Abroad, the visibility of the Columbians during the Chicago fair helped normalize commemoratives as a legitimate postal genre. Canada’s 1897 Jubilee set, Greece’s 1896 Olympic stamps, and numerous later issues across Europe and the Americas attest to a worldwide shift in how governments used stamps—as tools of soft power, tourism, and identity. Philatelically, the Columbians encouraged collecting by issue and theme, spurred the emergence of specialized catalogs and societies, and demonstrated that limited-time availability could shape demand.
The series also influenced institutional practice. It showed the promotional advantages of postal stations at major events, the appeal of special cancellations, and the value of visual coherence in a multi-denomination set. While the American Bank Note Company printed the Columbians, the subsequent transfer of stamp production to the Bureau of Engraving and Printing in 1894 occurred in a climate newly attentive to design quality and public reception. Later administrations formalized advisory processes and broadened subject matter, but the core idea—that stamps could commemorate—dates, in American experience, to January 1893.

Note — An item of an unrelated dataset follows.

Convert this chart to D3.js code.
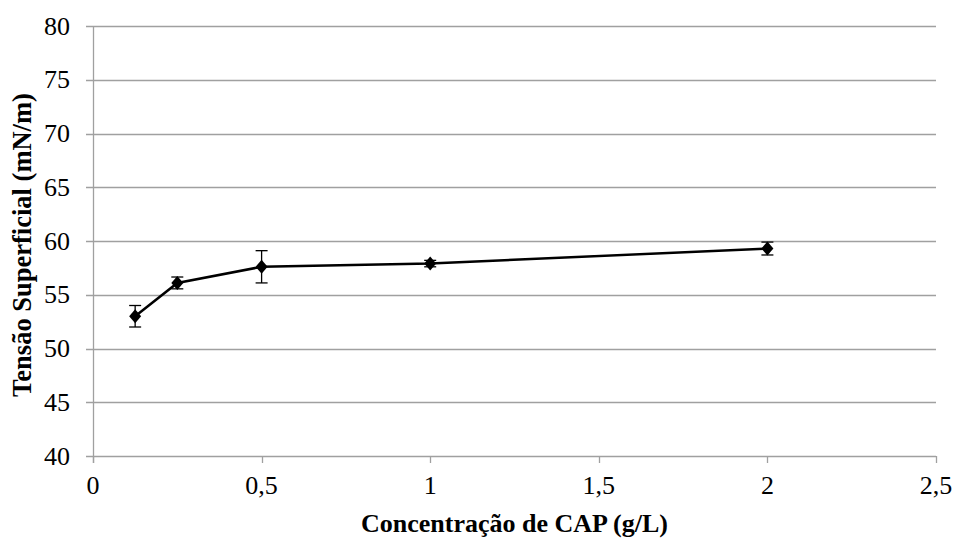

As artifacts, the Columbians endure at the intersection of art, commerce, and history. High values remain coveted by collectors; used examples of the 2¢ “Landing” are ubiquitous windows into everyday correspondence of the 1890s; exhibition cancellations and covers provide a rich record of postal operations within the White City. More broadly, the series captured a moment when the United States sought to place itself on the world’s stage—celebrating past exploration while projecting modern industry—and when a humble adhesive label could carry both a letter and a narrative. In linking philately with national celebration, the Columbian Exposition stamps not only commemorated 1492; they inaugurated a global tradition of commemoratives that continues to shape how nations tell their stories in miniature.